Data shown
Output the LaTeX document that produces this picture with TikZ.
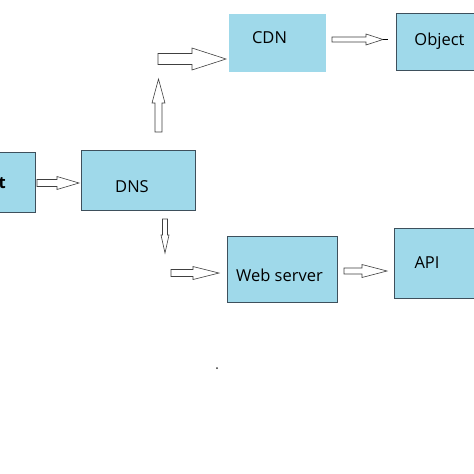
\documentclass[tikz,border=0pt]{standalone}
\usepackage{fontspec}
\setmainfont{Open Sans}
\usetikzlibrary{calc}

\definecolor{boxfill}{RGB}{159,217,234}
\definecolor{boxline}{RGB}{62,80,92}

\tikzset{
	box/.style={draw=boxline, fill=boxfill, line width=0.9pt, inner sep=0, anchor=north west},
	flatbox/.style={fill=boxfill, inner sep=0, anchor=north west},
	txt/.style={font=\fontsize{16.5}{19}\selectfont, inner sep=0},
	arrowline/.style={draw=black!75, fill=white, line width=0.6pt, line join=miter},
}

% hollow block arrow: start, tip, shaft half width, head half width, head length
\newcommand{\blockarrow}[5]{%
	\coordinate (h) at ($(#2)!#5!(#1)$);
	\draw[arrowline] ($(#1)!#3!90:(#2)$) -- ($(h)!#3!90:(#2)$) -- ($(h)!#4!90:(#2)$)
	-- (#2) -- ($(h)!#4!-90:(#2)$) -- ($(h)!#3!-90:(#2)$) -- ($(#1)!#3!-90:(#2)$) -- cycle;
}

\begin{document}
\begin{tikzpicture}[x=1pt, y=-1pt]
	\clip (0,0) rectangle (474,474);
	\fill[white] (0,0) rectangle (474,474);
	
	% boxes
	\node[box, minimum width=80pt, minimum height=60pt] (client) at (-45,152) {};
	\node[box, minimum width=114pt, minimum height=60pt] (dns) at (81,150) {};
	\node[flatbox, minimum width=97pt, minimum height=58pt] (cdn) at (229,14) {};
	\node[box, minimum width=95pt, minimum height=57pt] (object) at (396,13) {};
	\node[box, minimum width=110pt, minimum height=66pt] (web) at (227,236) {};
	\node[box, minimum width=96pt, minimum height=70pt] (api) at (394,228) {};
	
	% labels
	\node[txt, anchor=east, font=\fontsize{16.5}{19}\selectfont\bfseries] (clientlbl) at (6,183) {t};
	\node[txt] (dnslbl) at (132,187) {DNS};
	\node[txt] (cdnlbl) at (269.5,38) {CDN};
	\node[txt] (objectlbl) at (439.5,41) {Object};
	\node[txt] (weblbl) at (279.5,275) {Web server};
	\node[txt] (apilbl) at (427,263) {API};
	
	% arrow ends
	\coordinate (a1s) at (37,183);   \coordinate (a1e) at (79,183);
	\coordinate (a2s) at (158.5,132); \coordinate (a2e) at (158.5,79);
	\coordinate (a3s) at (158,59);   \coordinate (a3e) at (226,59);
	\coordinate (a4s) at (332,39.5); \coordinate (a4e) at (383,39.5);
	\coordinate (a4t) at (388,39.5);
	\coordinate (a5s) at (165,219);  \coordinate (a5e) at (165,253);
	\coordinate (a6s) at (171,273);  \coordinate (a6e) at (219,273);
	\coordinate (a7s) at (344,271);  \coordinate (a7e) at (387,271);
	
	% block arrows
	\blockarrow{a1s}{a1e}{3.5pt}{6.5pt}{22pt}
	\blockarrow{a2s}{a2e}{3.5pt}{6.5pt}{24pt}
	\blockarrow{a3s}{a3e}{5.5pt}{11pt}{34pt}
	\blockarrow{a4s}{a4e}{2.5pt}{5.5pt}{17pt}
	\draw[line width=0.9pt] (a4e) -- (a4t);
	\blockarrow{a5s}{a5e}{2.5pt}{4pt}{18pt}
	\blockarrow{a6s}{a6e}{3.5pt}{6.5pt}{26pt}
	\blockarrow{a7s}{a7e}{3pt}{6.5pt}{25pt}
	
	% stray dot
	\fill[black!80] (217,368) circle (1pt);
\end{tikzpicture}
\end{document}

Stated task
Copy all the lines of data exactly as they appear, dropping any images.

Exercise output
Output the LaTeX document that produces this picture with TikZ.
\documentclass[tikz,border=0pt]{standalone}
\usepackage{fontspec}
\setmainfont{Open Sans}
\usetikzlibrary{calc}

\definecolor{boxfill}{RGB}{159,217,234}
\definecolor{boxline}{RGB}{62,80,92}

\tikzset{
	box/.style={draw=boxline, fill=boxfill, line width=0.9pt, inner sep=0, anchor=north west},
	flatbox/.style={fill=boxfill, inner sep=0, anchor=north west},
	txt/.style={font=\fontsize{16.5}{19}\selectfont, inner sep=0},
	arrowline/.style={draw=black!75, fill=white, line width=0.6pt, line join=miter},
}

% hollow block arrow: start, tip, shaft half width, head half width, head length
\newcommand{\blockarrow}[5]{%
	\coordinate (h) at ($(#2)!#5!(#1)$);
	\draw[arrowline] ($(#1)!#3!90:(#2)$) -- ($(h)!#3!90:(#2)$) -- ($(h)!#4!90:(#2)$)
	-- (#2) -- ($(h)!#4!-90:(#2)$) -- ($(h)!#3!-90:(#2)$) -- ($(#1)!#3!-90:(#2)$) -- cycle;
}

\begin{document}
\begin{tikzpicture}[x=1pt, y=-1pt]
	\clip (0,0) rectangle (474,474);
	\fill[white] (0,0) rectangle (474,474);
	
	% boxes
	\node[box, minimum width=80pt, minimum height=60pt] (client) at (-45,152) {};
	\node[box, minimum width=114pt, minimum height=60pt] (dns) at (81,150) {};
	\node[flatbox, minimum width=97pt, minimum height=58pt] (cdn) at (229,14) {};
	\node[box, minimum width=95pt, minimum height=57pt] (object) at (396,13) {};
	\node[box, minimum width=110pt, minimum height=66pt] (web) at (227,236) {};
	\node[box, minimum width=96pt, minimum height=70pt] (api) at (394,228) {};
	
	% labels
	\node[txt, anchor=east, font=\fontsize{16.5}{19}\selectfont\bfseries] (clientlbl) at (6,183) {t};
	\node[txt] (dnslbl) at (132,187) {DNS};
	\node[txt] (cdnlbl) at (269.5,38) {CDN};
	\node[txt] (objectlbl) at (439.5,41) {Object};
	\node[txt] (weblbl) at (279.5,275) {Web server};
	\node[txt] (apilbl) at (427,263) {API};
	
	% arrow ends
	\coordinate (a1s) at (37,183);   \coordinate (a1e) at (79,183);
	\coordinate (a2s) at (158.5,132); \coordinate (a2e) at (158.5,79);
	\coordinate (a3s) at (158,59);   \coordinate (a3e) at (226,59);
	\coordinate (a4s) at (332,39.5); \coordinate (a4e) at (383,39.5);
	\coordinate (a4t) at (388,39.5);
	\coordinate (a5s) at (165,219);  \coordinate (a5e) at (165,253);
	\coordinate (a6s) at (171,273);  \coordinate (a6e) at (219,273);
	\coordinate (a7s) at (344,271);  \coordinate (a7e) at (387,271);
	
	% block arrows
	\blockarrow{a1s}{a1e}{3.5pt}{6.5pt}{22pt}
	\blockarrow{a2s}{a2e}{3.5pt}{6.5pt}{24pt}
	\blockarrow{a3s}{a3e}{5.5pt}{11pt}{34pt}
	\blockarrow{a4s}{a4e}{2.5pt}{5.5pt}{17pt}
	\draw[line width=0.9pt] (a4e) -- (a4t);
	\blockarrow{a5s}{a5e}{2.5pt}{4pt}{18pt}
	\blockarrow{a6s}{a6e}{3.5pt}{6.5pt}{26pt}
	\blockarrow{a7s}{a7e}{3pt}{6.5pt}{25pt}
	
	% stray dot
	\fill[black!80] (217,368) circle (1pt);
\end{tikzpicture}
\end{document}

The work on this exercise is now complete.